Direction: Compile every line that includes the word "chart".

— start of Information shown —

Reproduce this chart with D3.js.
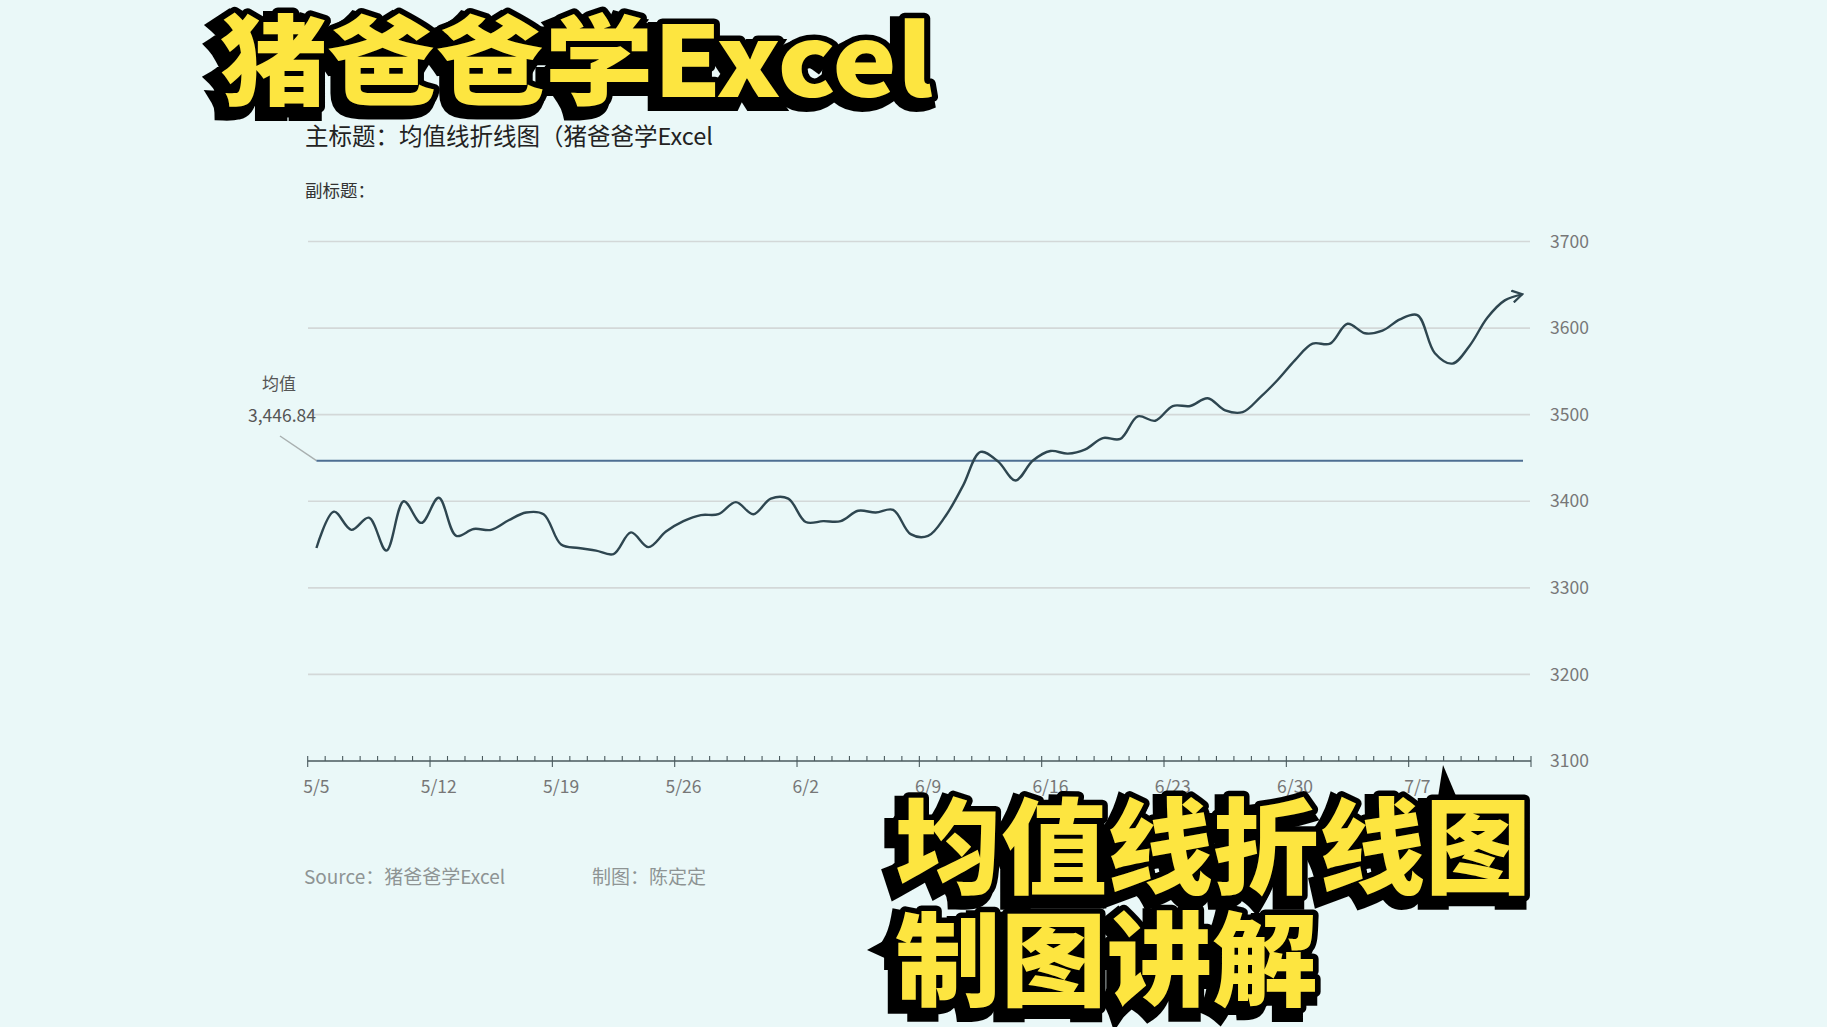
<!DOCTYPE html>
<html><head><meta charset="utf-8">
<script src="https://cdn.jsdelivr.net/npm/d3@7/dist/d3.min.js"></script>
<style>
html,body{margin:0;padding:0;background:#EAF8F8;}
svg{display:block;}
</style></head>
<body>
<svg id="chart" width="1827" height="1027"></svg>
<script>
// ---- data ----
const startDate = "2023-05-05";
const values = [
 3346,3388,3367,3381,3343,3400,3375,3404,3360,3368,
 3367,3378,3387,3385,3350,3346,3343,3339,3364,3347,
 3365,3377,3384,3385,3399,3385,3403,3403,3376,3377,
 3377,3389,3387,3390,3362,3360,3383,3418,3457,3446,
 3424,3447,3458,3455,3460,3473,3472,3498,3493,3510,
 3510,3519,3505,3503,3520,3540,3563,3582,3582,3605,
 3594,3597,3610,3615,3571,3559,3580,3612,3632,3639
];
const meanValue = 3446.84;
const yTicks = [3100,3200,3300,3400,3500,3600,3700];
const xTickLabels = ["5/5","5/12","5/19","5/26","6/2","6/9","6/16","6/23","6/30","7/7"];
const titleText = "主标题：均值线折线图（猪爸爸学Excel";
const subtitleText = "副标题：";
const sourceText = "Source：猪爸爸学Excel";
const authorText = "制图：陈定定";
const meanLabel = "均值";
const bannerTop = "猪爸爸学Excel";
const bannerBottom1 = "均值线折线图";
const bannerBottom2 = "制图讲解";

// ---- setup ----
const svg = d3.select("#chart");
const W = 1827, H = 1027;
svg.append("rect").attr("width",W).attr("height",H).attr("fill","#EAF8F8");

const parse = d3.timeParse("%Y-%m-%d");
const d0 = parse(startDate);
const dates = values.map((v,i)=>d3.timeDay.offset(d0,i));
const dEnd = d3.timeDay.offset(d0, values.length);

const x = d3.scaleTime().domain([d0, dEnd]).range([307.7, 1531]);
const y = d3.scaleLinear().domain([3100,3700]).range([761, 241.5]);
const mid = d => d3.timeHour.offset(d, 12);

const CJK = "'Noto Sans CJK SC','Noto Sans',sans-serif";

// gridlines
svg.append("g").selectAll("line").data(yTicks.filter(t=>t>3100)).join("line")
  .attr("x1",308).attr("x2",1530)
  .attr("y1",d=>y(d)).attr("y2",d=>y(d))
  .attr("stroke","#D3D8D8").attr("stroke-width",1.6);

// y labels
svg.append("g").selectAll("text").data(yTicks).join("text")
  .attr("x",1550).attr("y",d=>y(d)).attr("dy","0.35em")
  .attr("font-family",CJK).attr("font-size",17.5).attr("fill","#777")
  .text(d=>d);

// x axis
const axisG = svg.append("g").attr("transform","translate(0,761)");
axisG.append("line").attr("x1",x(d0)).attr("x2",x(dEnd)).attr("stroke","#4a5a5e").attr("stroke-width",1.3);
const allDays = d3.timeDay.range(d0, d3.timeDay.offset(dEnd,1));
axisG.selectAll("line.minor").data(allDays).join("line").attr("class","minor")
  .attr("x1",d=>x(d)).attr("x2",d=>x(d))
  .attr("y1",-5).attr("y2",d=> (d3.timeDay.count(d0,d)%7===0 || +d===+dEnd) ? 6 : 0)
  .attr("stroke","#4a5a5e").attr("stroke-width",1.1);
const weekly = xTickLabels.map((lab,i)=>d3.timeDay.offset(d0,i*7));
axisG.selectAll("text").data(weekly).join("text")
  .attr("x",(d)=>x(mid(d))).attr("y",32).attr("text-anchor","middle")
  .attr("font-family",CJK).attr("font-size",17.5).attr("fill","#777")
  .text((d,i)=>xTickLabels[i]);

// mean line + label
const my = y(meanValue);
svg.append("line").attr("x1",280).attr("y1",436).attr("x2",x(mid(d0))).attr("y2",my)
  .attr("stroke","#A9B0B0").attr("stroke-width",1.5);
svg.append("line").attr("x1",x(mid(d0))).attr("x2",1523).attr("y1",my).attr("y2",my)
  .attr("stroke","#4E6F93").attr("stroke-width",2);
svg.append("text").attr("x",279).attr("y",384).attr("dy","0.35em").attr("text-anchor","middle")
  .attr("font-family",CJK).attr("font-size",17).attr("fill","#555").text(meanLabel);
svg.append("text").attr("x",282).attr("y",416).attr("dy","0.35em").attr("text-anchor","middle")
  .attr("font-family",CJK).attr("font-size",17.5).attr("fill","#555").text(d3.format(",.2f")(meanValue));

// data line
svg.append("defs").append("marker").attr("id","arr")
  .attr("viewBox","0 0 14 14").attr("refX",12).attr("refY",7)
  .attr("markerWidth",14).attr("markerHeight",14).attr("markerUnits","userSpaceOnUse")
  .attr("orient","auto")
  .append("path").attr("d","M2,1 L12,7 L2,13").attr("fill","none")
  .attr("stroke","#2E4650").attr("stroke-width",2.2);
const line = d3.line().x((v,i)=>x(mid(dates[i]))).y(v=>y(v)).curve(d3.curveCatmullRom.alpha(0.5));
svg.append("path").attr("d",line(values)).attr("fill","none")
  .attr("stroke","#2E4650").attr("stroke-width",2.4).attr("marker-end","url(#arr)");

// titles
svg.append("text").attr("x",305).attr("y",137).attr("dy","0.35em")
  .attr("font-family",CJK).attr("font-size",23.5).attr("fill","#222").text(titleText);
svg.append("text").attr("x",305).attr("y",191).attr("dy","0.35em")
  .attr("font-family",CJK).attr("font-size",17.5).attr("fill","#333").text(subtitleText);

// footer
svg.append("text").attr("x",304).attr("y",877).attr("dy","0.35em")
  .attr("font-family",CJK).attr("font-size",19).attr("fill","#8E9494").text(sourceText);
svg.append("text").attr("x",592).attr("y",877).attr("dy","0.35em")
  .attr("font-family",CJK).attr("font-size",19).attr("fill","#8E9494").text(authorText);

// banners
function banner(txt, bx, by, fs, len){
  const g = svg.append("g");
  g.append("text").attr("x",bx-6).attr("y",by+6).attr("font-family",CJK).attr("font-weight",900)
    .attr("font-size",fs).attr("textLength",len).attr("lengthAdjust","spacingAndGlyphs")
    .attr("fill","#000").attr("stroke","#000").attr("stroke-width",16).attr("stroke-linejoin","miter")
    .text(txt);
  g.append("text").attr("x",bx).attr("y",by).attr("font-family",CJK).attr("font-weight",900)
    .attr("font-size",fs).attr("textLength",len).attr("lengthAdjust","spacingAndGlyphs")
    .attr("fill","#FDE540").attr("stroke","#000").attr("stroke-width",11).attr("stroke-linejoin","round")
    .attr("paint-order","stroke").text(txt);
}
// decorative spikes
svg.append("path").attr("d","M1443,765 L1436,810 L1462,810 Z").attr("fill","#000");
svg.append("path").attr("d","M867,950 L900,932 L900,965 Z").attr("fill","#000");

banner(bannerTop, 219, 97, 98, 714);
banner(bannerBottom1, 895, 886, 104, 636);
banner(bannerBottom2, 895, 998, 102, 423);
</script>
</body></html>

— end of Information shown —

Response:
Reproduce this chart with D3.js.
<svg id="chart" width="1827" height="1027"></svg>
const svg = d3.select("#chart");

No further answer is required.